Mercifully, she mostly gave up on that line of argument for a while but she’s back to it this week: While campaigning in Florida, Hillary announced, “For my entire life, I’ve been a woman. And when I think about what we now know about Donald Trump and what he’s been doing for 30 years, he sure has spent a lot of time demeaning, degrading, insulting and assaulting women.”

First of all, Hillary, thanks for clearing up any issues about potential transgenderism. Second, and at the risk of repeating hundreds of others who recognize the obvious, don’t you remember who your husband is, and are you sure you want to go down this road?

Hillary maintains a low-double-digit lead among women, not much greater a gender gap than Barack Obama garnered over Mitt Romney; it is a shockingly weak performance for the first female major-party candidate up against a guy who was recorded saying he’d grab women inappropriately just because he could.

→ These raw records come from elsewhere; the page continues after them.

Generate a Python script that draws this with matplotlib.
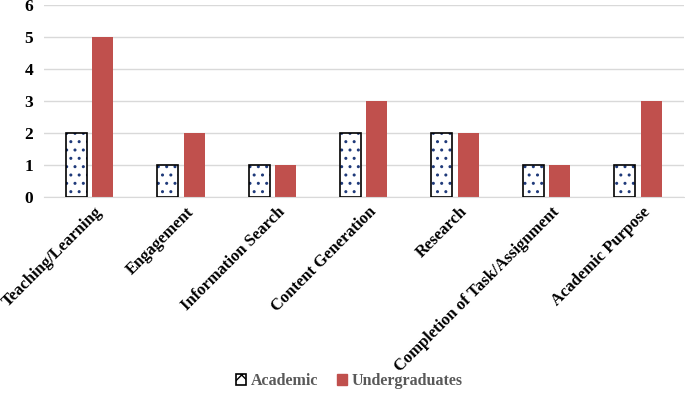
import numpy as np
import matplotlib
matplotlib.use("Agg")
import matplotlib.pyplot as plt
from matplotlib.patches import Patch

categories = ["Teaching/Learning", "Engagement", "Information Search", "Content Generation",
              "Research", "Completion of Task/Assignment", "Academic Purpose"]
academic = [2, 1, 1, 2, 2, 1, 1]
undergraduates = [5, 2, 1, 3, 2, 1, 3]

RED = "#C0504D"
plt.rcParams["font.family"] = ["Liberation Serif", "DejaVu Serif"]
plt.rcParams["font.weight"] = "bold"
plt.rcParams["hatch.linewidth"] = 1.0

fig = plt.figure(figsize=(6.85, 3.97), dpi=100)
ax = fig.add_axes([0.064, 0.504, 0.934, 0.483])

x = np.arange(len(categories))
w = 0.23
gap = 0.03
xa = x - w / 2 - gap
xu = x + w / 2 + gap
ax.bar(xa, academic, w, color="white", edgecolor="#1F3A7A", hatch="..", linewidth=0, zorder=2)
ax.bar(xa, academic, w, color="none", edgecolor="black", linewidth=1.2, zorder=3)
ax.bar(xu, undergraduates, w, color=RED, zorder=2)

ax.set_xlim(-0.5, len(categories) - 0.5)
ax.set_ylim(0, 6)
ax.set_yticks(range(7))
ax.yaxis.grid(True, color="#D9D9D9", lw=1)
ax.set_axisbelow(True)
for s in ["top", "right", "left"]:
    ax.spines[s].set_visible(False)
ax.spines["bottom"].set_color("#D9D9D9")
ax.tick_params(axis="both", length=0)
ax.tick_params(axis="y", pad=14, labelsize=12.5)
ax.tick_params(axis="x", pad=5, labelsize=12)
ax.set_xticks(x + 0.05)
ax.set_xticklabels(categories, rotation=45, ha="right", rotation_mode="anchor")
for t in ax.get_yticklabels():
    t.set_horizontalalignment("left")

handles = [Patch(facecolor="white", edgecolor="black", hatch="xx", lw=1.2),
           Patch(facecolor=RED, edgecolor=RED)]
leg = fig.legend(handles, ["Academic", "Undergraduates"], loc="center", bbox_to_anchor=(0.51, 0.04),
                 ncol=2, frameon=False, fontsize=11.5, handlelength=0.6, handleheight=0.6,
                 handletextpad=0.3, columnspacing=1.2)
for t in leg.get_texts():
    t.set_color("#595959")

fig.savefig("out.png", dpi=100)
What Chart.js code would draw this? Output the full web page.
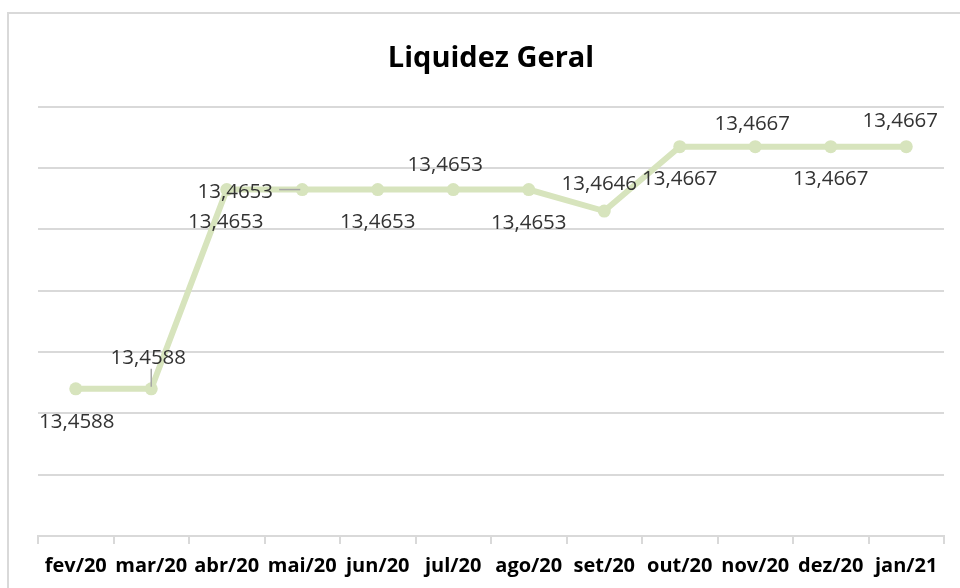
<!DOCTYPE html>
<html>
<head>
<meta charset="utf-8">
<script src="https://cdn.jsdelivr.net/npm/chart.js@4.4.1/dist/chart.umd.min.js"></script>
<style>
  html, body { margin: 0; padding: 0; background: #fff; }
  #wrap { position: relative; width: 960px; height: 588px; }
</style>
</head>
<body>
<div id="wrap"><canvas id="liquidezChart"></canvas></div>
<script>
'use strict';

// ── DADOS ───────────────────────────────────────────────────────
var meses   = ['fev/20', 'mar/20', 'abr/20', 'mai/20', 'jun/20', 'jul/20',
               'ago/20', 'set/20', 'out/20', 'nov/20', 'dez/20', 'jan/21'];
var liquidez = [13.4588, 13.4588, 13.4653, 13.4653, 13.4653, 13.4653,
                13.4653, 13.4646, 13.4667, 13.4667, 13.4667, 13.4667];

// eixo Y (oculto, só as linhas de grade)
var yMin  = 13.454;
var yMax  = 13.468;
var yStep = 0.002;

// posição dos rótulos em relação ao ponto [dx, dy] e linha guia
var rotuloDesloc = [[1, 33], [-3, -31], [-1, 33], [-67, 3], [0, 33], [-8, -24],
                    [0, 34], [-5, -27], [0, 33], [-3, -22], [0, 33], [-6, -25]];
var rotuloGuia   = [false, true, false, true, false, false,
                    false, false, false, false, false, false];

var VERDE = '#d7e4bd';
var GRADE = '#d9d9d9';
var FONTE = '"Open Sans", "Noto Sans", sans-serif';

function fmt(v) {
  return v.toFixed(4).replace('.', ',');
}

// ── PLUGIN: moldura ─────────────────────────────────────────────
var moldura = {
  id: 'moldura',
  beforeDraw: function (chart) {
    var ctx = chart.ctx;
    ctx.save();
    ctx.strokeStyle = GRADE;
    ctx.lineWidth = 2;
    ctx.strokeRect(8, 13, 1200, 1200);
    ctx.restore();
  }
};

// ── PLUGIN: rótulos de dados ────────────────────────────────────
var rotulos = {
  id: 'rotulos',
  afterDatasetsDraw: function (chart) {
    var ctx  = chart.ctx;
    var pts  = chart.getDatasetMeta(0).data;
    ctx.save();
    ctx.font = '20.5px ' + FONTE;
    ctx.textAlign = 'center';
    ctx.textBaseline = 'middle';
    pts.forEach(function (p, i) {
      var txt = fmt(liquidez[i]);
      var lx  = p.x + rotuloDesloc[i][0];
      var ly  = p.y + rotuloDesloc[i][1];

      if (rotuloGuia[i]) {
        var w  = ctx.measureText(txt).width / 2 + 6;
        var h  = 11;
        var sx = Math.max(lx - w, Math.min(p.x, lx + w));
        var sy = Math.max(ly - h, Math.min(p.y, ly + h));
        var dx = p.x - sx, dy = p.y - sy;
        var d  = Math.sqrt(dx * dx + dy * dy) || 1;
        ctx.strokeStyle = '#a6a6a6';
        ctx.lineWidth = 1.5;
        ctx.beginPath();
        ctx.moveTo(sx, sy);
        ctx.lineTo(p.x - dx / d * 2, p.y - dy / d * 2);
        ctx.stroke();
      }

      ctx.fillStyle = '#333333';
      ctx.fillText(txt, lx, ly);
    });
    ctx.restore();
  }
};

// ── GRÁFICO ─────────────────────────────────────────────────────
var ctx = document.getElementById('liquidezChart').getContext('2d');

new Chart(ctx, {
  type: 'line',
  data: {
    labels: meses,
    datasets: [{
      data           : liquidez,
      borderColor    : VERDE,
      backgroundColor: VERDE,
      borderWidth    : 6,
      pointRadius    : 6.5,
      pointBorderWidth: 0,
      pointBackgroundColor: VERDE,
      tension        : 0,
      fill           : false
    }]
  },
  options: {
    responsive         : true,
    maintainAspectRatio: false,
    animation          : false,
    layout: { padding: { left: 38, right: 16, top: 0, bottom: 0 } },
    plugins: {
      legend : { display: false },
      tooltip: { enabled: false },
      title  : {
        display: true,
        text   : 'Liquidez Geral',
        color  : '#000',
        font   : { family: FONTE, size: 29, weight: 'bold', lineHeight: 1.2 },
        padding: { top: 41, bottom: 31 }
      }
    },
    scales: {
      x: {
        offset: true,
        grid  : {
          offset: true,
          drawOnChartArea: false,
          drawTicks: true,
          tickLength: 8,
          color: GRADE,
          lineWidth: 2
        },
        border: { display: true, color: GRADE, width: 2 },
        ticks : {
          color: '#000',
          autoSkip: false,
          maxRotation: 0,
          padding: 10,
          font: { family: FONTE, size: 20, weight: 'bold' }
        }
      },
      y: {
        min: yMin,
        max: yMax,
        grid  : { color: GRADE, lineWidth: 2, drawTicks: false },
        border: { display: false },
        ticks : { display: false, stepSize: yStep }
      }
    }
  },
  plugins: [moldura, rotulos]
});
</script>
</body>
</html>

The arguments from Lakoff and friends are intended both to boost that divide as well as to encourage turnout among the many hesitant-for-Hillary women who realize that this scenario has never happened in a courtroom:

Judge: In the case of the people versus Jane Doe on the charge of violation of multiple federal laws regarding the handling of classified material, the prosecution has rested. Defense team, you may present your case.

Attorney: If it please the court, the defense would like to admit as Defense Exhibit 1, an MRI of the defendant’s ovaries.

It is Lakoff and Clinton who underestimate womankind and who think that the musty mantra of a sisterhood-of-women standing against oppressive Y-chromosomed knuckle-draggers matches the everyday reality of modern female life.